:: Supplied information
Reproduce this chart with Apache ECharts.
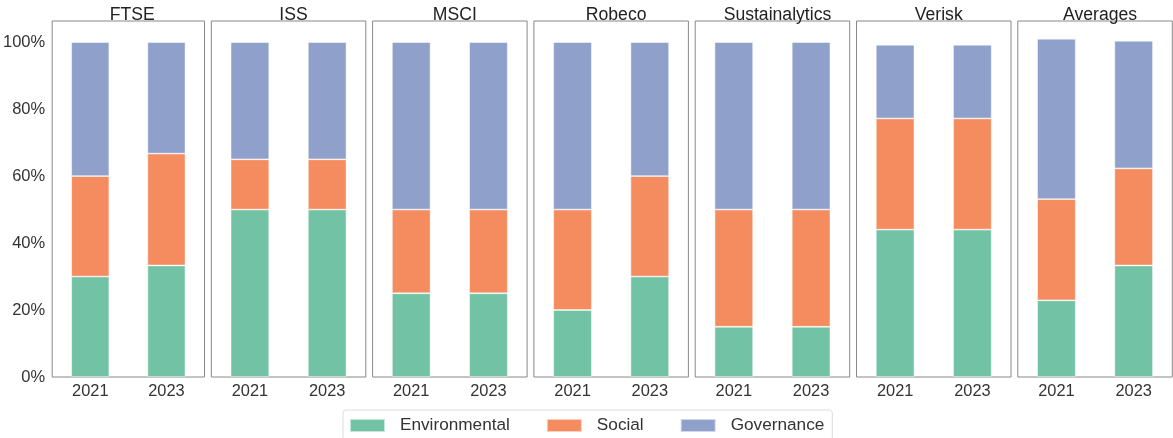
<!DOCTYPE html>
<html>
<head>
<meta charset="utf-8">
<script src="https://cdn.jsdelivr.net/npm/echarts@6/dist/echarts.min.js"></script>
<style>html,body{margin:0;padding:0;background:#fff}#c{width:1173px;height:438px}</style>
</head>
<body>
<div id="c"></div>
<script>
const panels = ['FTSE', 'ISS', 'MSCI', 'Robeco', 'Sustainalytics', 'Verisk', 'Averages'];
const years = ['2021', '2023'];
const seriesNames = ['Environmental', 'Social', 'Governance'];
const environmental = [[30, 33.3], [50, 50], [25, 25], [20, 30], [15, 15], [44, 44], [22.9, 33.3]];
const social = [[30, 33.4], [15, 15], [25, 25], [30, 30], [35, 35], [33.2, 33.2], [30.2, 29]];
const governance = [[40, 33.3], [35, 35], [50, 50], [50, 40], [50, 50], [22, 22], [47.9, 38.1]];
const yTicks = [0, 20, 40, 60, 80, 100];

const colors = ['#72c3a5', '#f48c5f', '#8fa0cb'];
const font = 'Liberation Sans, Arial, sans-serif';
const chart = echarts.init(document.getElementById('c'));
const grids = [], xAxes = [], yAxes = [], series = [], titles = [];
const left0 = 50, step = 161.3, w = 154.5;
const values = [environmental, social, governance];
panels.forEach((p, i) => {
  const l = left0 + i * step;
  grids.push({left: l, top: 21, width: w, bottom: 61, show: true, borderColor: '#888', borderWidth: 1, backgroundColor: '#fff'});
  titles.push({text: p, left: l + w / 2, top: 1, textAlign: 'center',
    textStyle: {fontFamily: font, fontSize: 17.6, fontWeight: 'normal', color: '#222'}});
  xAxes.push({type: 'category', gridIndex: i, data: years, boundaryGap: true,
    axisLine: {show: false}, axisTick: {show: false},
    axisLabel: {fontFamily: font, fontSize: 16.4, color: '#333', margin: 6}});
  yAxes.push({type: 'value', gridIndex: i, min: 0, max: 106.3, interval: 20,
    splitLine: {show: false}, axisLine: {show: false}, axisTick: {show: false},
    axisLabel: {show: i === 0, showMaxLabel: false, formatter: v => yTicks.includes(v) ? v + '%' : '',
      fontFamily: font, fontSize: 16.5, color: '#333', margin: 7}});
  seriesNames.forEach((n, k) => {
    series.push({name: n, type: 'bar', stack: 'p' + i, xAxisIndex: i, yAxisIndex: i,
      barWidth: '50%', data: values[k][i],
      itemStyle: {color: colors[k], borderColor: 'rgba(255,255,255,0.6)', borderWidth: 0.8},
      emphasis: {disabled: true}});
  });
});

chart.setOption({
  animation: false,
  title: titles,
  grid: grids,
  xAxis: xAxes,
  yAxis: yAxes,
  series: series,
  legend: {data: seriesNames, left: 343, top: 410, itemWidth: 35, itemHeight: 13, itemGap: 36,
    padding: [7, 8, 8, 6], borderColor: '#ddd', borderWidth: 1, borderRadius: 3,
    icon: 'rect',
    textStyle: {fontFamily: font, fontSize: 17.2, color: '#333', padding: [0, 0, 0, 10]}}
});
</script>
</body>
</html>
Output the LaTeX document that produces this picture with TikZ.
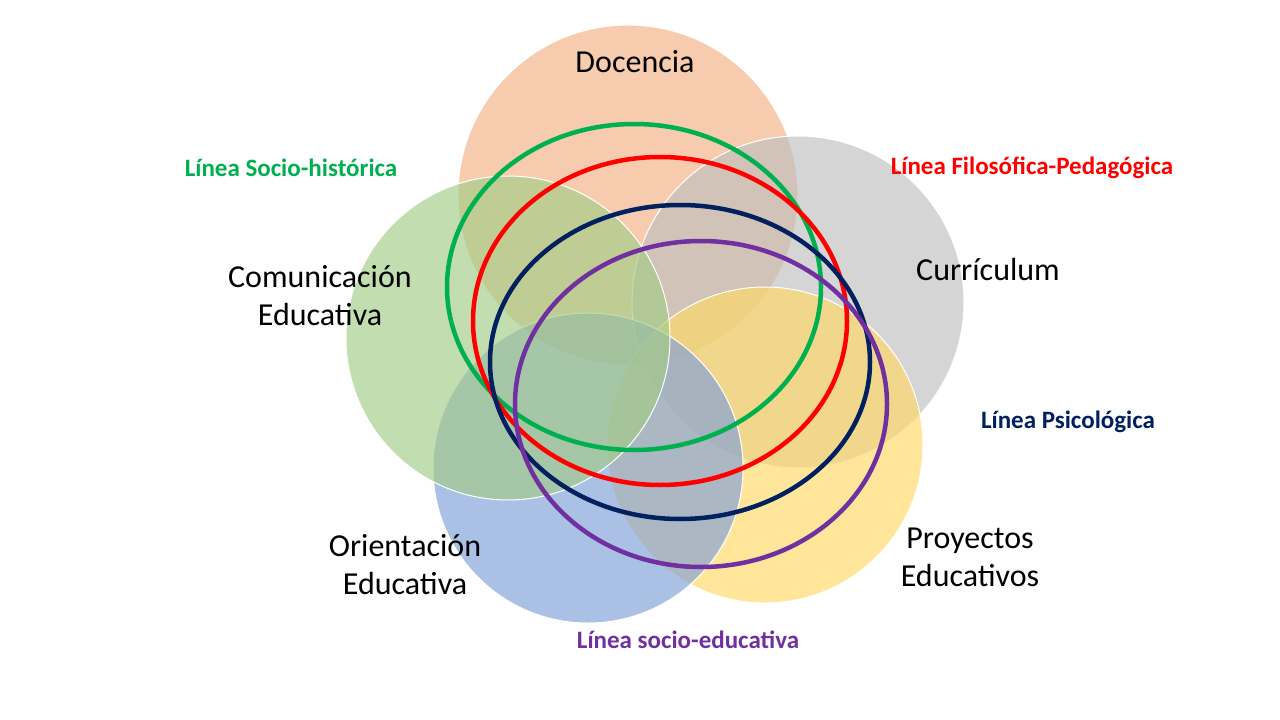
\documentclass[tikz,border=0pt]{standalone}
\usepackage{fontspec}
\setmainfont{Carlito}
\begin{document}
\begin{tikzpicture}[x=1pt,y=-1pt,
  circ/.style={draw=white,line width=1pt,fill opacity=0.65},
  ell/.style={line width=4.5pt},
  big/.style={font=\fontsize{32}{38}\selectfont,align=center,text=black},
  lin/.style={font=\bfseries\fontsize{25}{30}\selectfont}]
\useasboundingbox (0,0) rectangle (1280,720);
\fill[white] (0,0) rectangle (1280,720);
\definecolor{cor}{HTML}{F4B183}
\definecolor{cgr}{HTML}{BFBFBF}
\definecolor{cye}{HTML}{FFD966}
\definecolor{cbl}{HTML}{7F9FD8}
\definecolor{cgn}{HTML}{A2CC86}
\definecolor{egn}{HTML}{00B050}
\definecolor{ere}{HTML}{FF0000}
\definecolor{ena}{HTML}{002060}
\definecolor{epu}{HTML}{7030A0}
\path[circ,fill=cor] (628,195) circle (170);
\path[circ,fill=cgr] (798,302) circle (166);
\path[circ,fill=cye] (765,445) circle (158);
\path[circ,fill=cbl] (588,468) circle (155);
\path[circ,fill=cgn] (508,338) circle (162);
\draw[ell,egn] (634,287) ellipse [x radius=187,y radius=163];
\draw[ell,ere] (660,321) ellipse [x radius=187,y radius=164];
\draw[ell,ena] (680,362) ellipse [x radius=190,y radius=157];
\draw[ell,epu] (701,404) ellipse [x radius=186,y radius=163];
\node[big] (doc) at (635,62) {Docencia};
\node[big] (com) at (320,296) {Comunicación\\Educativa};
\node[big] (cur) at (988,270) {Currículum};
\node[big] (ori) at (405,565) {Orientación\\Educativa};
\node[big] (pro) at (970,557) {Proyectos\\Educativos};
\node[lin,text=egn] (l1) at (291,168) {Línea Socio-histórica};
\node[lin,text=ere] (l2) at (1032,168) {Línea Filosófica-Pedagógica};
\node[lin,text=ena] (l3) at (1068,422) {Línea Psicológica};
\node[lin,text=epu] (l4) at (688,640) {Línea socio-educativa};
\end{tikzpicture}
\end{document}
::::
**Brief**.
Please take the lines from the beginning of the data above through the line holding "const yTicks = [0, 20, 40, 60, 80, 100];" and transcribe them exactly, without any pictures.

**Written solution**.
Reproduce this chart with Apache ECharts.
<!DOCTYPE html>
<html>
<head>
<meta charset="utf-8">
<script src="https://cdn.jsdelivr.net/npm/echarts@6/dist/echarts.min.js"></script>
<style>html,body{margin:0;padding:0;background:#fff}#c{width:1173px;height:438px}</style>
</head>
<body>
<div id="c"></div>
<script>
const panels = ['FTSE', 'ISS', 'MSCI', 'Robeco', 'Sustainalytics', 'Verisk', 'Averages'];
const years = ['2021', '2023'];
const seriesNames = ['Environmental', 'Social', 'Governance'];
const environmental = [[30, 33.3], [50, 50], [25, 25], [20, 30], [15, 15], [44, 44], [22.9, 33.3]];
const social = [[30, 33.4], [15, 15], [25, 25], [30, 30], [35, 35], [33.2, 33.2], [30.2, 29]];
const governance = [[40, 33.3], [35, 35], [50, 50], [50, 40], [50, 50], [22, 22], [47.9, 38.1]];
const yTicks = [0, 20, 40, 60, 80, 100];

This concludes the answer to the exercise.